Various studies have demonstrated the positive impacts similar schemes introduced elsewhere in the UK have had on communities. In London, research has shown the ‘mini-Holland programme’, introduced in boroughs across the city, saw a trend toward reduced car use and an increase in active travel. Data collected on the Walthamstow Village LTN found a drop of approximately 50% in traffic while a scheme in Dulwich Village reported a 96% increase in cycling, including a rise in the number of children on bikes.
Each of the schemes being put forward for Edinburgh responds to needs and issues specific to the neighbourhoods, including -
Corstorphine: Creating safer routes to school, addressing issues with speed and volume of traffic in residential streets, creating new public spaces and improving cycle routes, including links to the future West Edinburgh Link
East Craigs: Protecting streets from the impact of new developments in the west of Edinburgh, creating safer routes to school, addressing issues with speed and volume of traffic in residential streets and improving cycle routes, including links to the future West Edinburgh Link
Leith: Enhancing and promoting access to public transport, improving cycling provision in the area, addressing issues with traffic volume and speed in residential streets.
Proposals being developed are entirely separate and distinct from any temporary measures being implemented as part of the Spaces for People programme.
As part of the engagement process ‘community reference groups’ are being formed of representatives from community and interest groups in each of the areas, offering additional opportunities for residents to feed back. However, this will not supersede the responses gathered as part of the consultation process.

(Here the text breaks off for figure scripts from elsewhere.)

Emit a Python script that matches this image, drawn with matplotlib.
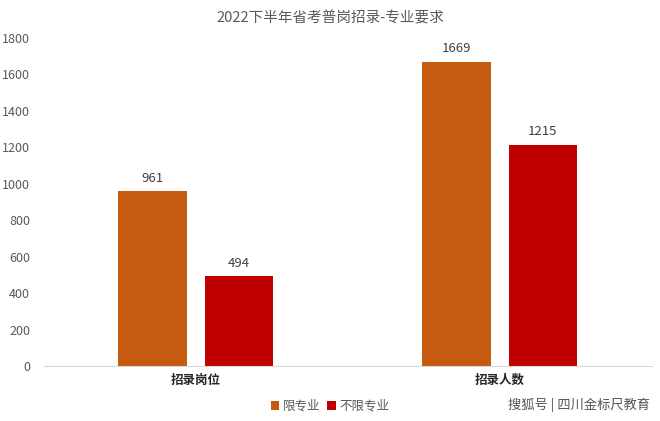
import numpy as np
import matplotlib.pyplot as plt

plt.rcParams['font.family'] = ['Noto Sans CJK SC', 'DejaVu Sans']

categories = ['招录岗位', '招录人数']
limited = [961, 1669]
unlimited = [494, 1215]
series_names = ['限专业', '不限专业']

fig = plt.figure(figsize=(6.6, 4.21), dpi=100)
ax = fig.add_axes([44/660, 55/421, 608/660, 328/421])

x = np.arange(len(categories))
w = 0.226
b1 = ax.bar(x - 0.144, limited, w, color='#C55A11', label=series_names[0])
b2 = ax.bar(x + 0.141, unlimited, w, color='#C00000', label=series_names[1])

for bars in (b1, b2):
    for r in bars:
        ax.text(r.get_x() + r.get_width()/2, r.get_height() + 35, str(int(r.get_height())),
                ha='center', va='bottom', fontsize=9.5, color='#404040')

ax.set_xlim(-0.5, 1.5)
ax.set_ylim(0, 1800)
ax.set_yticks(range(0, 1801, 200))
ax.set_xticks(x)
ax.set_xticklabels(categories, fontsize=9, fontweight='bold', color='#262626')
ax.tick_params(axis='y', length=0, labelsize=9, labelcolor='#595959', pad=10)
ax.tick_params(axis='x', length=0, pad=6)
for s in ['top', 'right', 'left']:
    ax.spines[s].set_visible(False)
ax.spines['bottom'].set_color('#D9D9D9')

fig.text(0.5, 1 - 18/421, '2022下半年省考普岗招录-专业要求', ha='center', va='center',
         fontsize=10.5, color='#595959')
ax.legend(loc='center', bbox_to_anchor=(330/660, 1 - 406/421), bbox_transform=fig.transFigure,
          ncol=2, frameon=False, fontsize=9, handlelength=0.7, handleheight=0.7,
          handletextpad=0.3, columnspacing=0.5, labelcolor='#595959')
fig.text(0.985, 1 - 405/421, '搜狐号 | 四川金标尺教育', ha='right', va='center',
         fontsize=9.5, color='#555555')

fig.savefig('out.png', dpi=100)
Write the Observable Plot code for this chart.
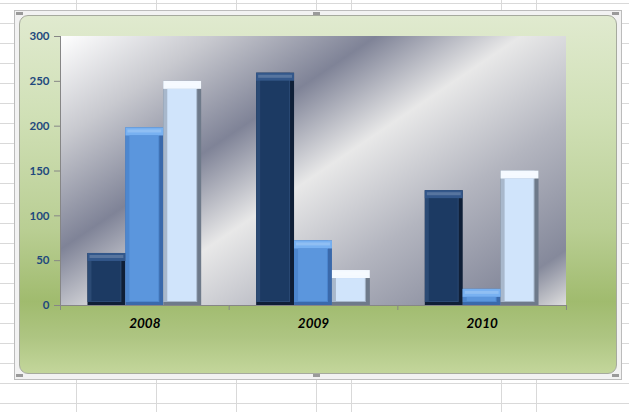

Following community engagement, design proposals will be developed for the three LTNs, which will then be shared for further public engagement. Designs will then be refined and brought to Transport and Environment Committee in June for approval and permission to start the Experimental Traffic Regulation Order (ETRO). Subject to committee approval, following ETRO consultation, changes would be implemented on a trial basis in October. For the Foot of the Walk to Ocean Terminal active travel improvements, further development of existing designs will follow feedback, with the aim of publishing Traffic Regulation Orders later this year and beginning construction in 2022.